Wednesday, April 08, 2009

tools I use: dropbox

Between home and office, it is not unusual for me to do service planning/message prep on up to 4 different computers. In addition, my assistant, Deb Johnston, also accesses and edits service/message files. The results of all this is multiple versions of the same file spread over multiple computers where it's a pain to determine which is the current, file or proofed copy.

Enter Dropbox. Dropbox is an easy and secure way to share and sync files across multiple computers and platforms. What I love about Dropbox is that syncing happens in the background. You save to your computer, Dropbox "feels" when you save, then automatically updates the files on your web account and then on any other computers where Dropbox is enabled and open. I don't have to manually update the web. I don't have to go through 5 steps to log into VPN. I just save in the file in my Dropbox on the computer I'm working on and then it's available on any other computer where I might need it.

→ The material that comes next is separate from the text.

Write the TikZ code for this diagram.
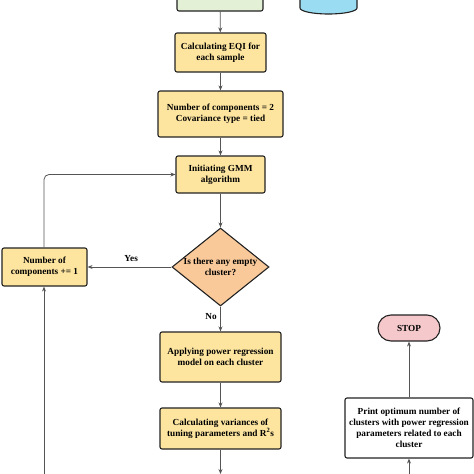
\documentclass[tikz,border=0pt]{standalone}
\usepackage{fontspec}
\setmainfont{Liberation Serif}
\usetikzlibrary{shapes.geometric,arrows.meta}
\definecolor{boxfill}{HTML}{FDE5A0}
\definecolor{diafill}{HTML}{F9C99A}
\definecolor{greenfill}{HTML}{E3F0D5}
\definecolor{cylfill}{HTML}{9ADCF2}
\definecolor{stopfill}{HTML}{F5C8CB}
\definecolor{edge}{HTML}{222222}
\definecolor{linec}{HTML}{555555}
\tikzset{
  box/.style={draw=edge, line width=1.1pt, rounded corners=2pt, fill=boxfill, align=center, inner sep=1pt, font=\fontsize{9.25}{11}\selectfont\bfseries},
  wbox/.style={box, fill=white},
  dia/.style={draw=edge, line width=1.1pt, shape=diamond, fill=diafill, inner sep=0pt},
  txt/.style={align=center, font=\fontsize{9.25}{11}\selectfont\bfseries},
  stopbox/.style={draw=edge, line width=1.1pt, rounded corners=13pt, fill=stopfill, font=\fontsize{9.25}{11}\selectfont\bfseries},
  conn/.style={draw=linec, line width=0.8pt, -{Stealth[length=5pt,width=4pt]}},
  lbl/.style={font=\fontsize{9.25}{11}\selectfont\bfseries}
}
\begin{document}
\begin{tikzpicture}[x=1pt,y=-1pt]
\useasboundingbox (0,0) rectangle (474,474);
\clip (0,0) rectangle (474,474);
% nodes
\node[box, fill=greenfill, minimum width=86pt, minimum height=31pt] (green) at (220,-4.5) {};
\draw[draw=edge, line width=1.1pt, fill=cylfill] (300,-10) -- (300,8) arc[start angle=180, end angle=0, x radius=28.5, y radius=6] -- (357,-10);
\node[box, minimum width=91pt, minimum height=39pt] (eqi) at (220.5,52.5) {Calculating EQI for\\each sample};
\node[box, minimum width=125pt, minimum height=46pt] (ncomp) at (220.5,114) {Number of components = 2\\Covariance type = tied};
\node[box, minimum width=89pt, minimum height=37pt] (gmm) at (220.5,174.5) {Initiating GMM\\algorithm};
\node[dia, minimum width=97pt, minimum height=78pt] (q) at (220.5,267) {};
\node[txt] (qt) at (q) {Is there any empty\\cluster?};
\node[box, minimum width=85pt, minimum height=38pt] (inc) at (44.5,267) {Number of\\components += 1};
\node[box, minimum width=121pt, minimum height=50pt] (apply) at (220.5,357) {Applying power regression\\model on each cluster};
\node[box, minimum width=121pt, minimum height=41pt] (var) at (220.5,428.5) {Calculating variances of\\tuning parameters and R\textsuperscript{2}s};
\node[wbox, minimum width=128pt, minimum height=60pt] (print) at (409,428) {Print optimum number of\\clusters with power regression\\parameters related to each\\cluster};
\node[stopbox, minimum width=62pt, minimum height=26pt] (stop) at (409,328) {STOP};
\coordinate (vend) at (220.5,474);
\coordinate (lstart) at (44,480);
\coordinate (pstart) at (409,480);
% connectors
\draw[conn] (green) -- (eqi);
\draw[conn] (eqi) -- (ncomp);
\draw[conn] (ncomp) -- (gmm);
\draw[conn] (gmm) -- (q);
\draw[conn] (q.west) -- node[lbl, above, pos=0.48, yshift=2pt] {Yes} (inc.east);
\draw[conn] (q.south) -- node[lbl, left, pos=0.4] {No} (apply.north);
\draw[conn] (apply) -- (var);
\draw[conn] (var) -- (vend);
\draw[conn, rounded corners=5pt] (inc.north -| lstart) |- (gmm.west);
\draw[conn] (lstart) -- (inc.south -| lstart);
\draw[conn] (pstart) -- (print.south);
\draw[conn] (print) -- (stop);
\end{tikzpicture}
\end{document}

After working with Dropbox, all I can say is it works terrific and has greatly simplified and streamlined my workflow.

Here's an introductory video . . .

Dropbox is free, but if you sign up, use this link and you and I will both get some additional storage space.

Check it out and tell me what you think . . . .


Tim Weaver said...

That is VERY cool. I am all over that.

Josh said...

Dropbox is definitely a very powerful tool for individuals to maintain a sinclge synchronized copy.

For those that are looking for something similar but allow collaborative capabilities between parties, look into SharePoint. This is browser based - and provides file versioning - so many can participate and offer their opinion about a particular file.

Brian Wong said...

Thanks for the invitation. What's your storage space up to now that you posted that link?

I started using this after I read your post. And I must say, it really is quite nifty. And it's better than a shared network drive because I don't have to worry about being connected to the network. It's drag and drop easy. And it is pretty darn fast.

I love using it between my desktop, work laptop, and personal netbook. Thanks for sharing!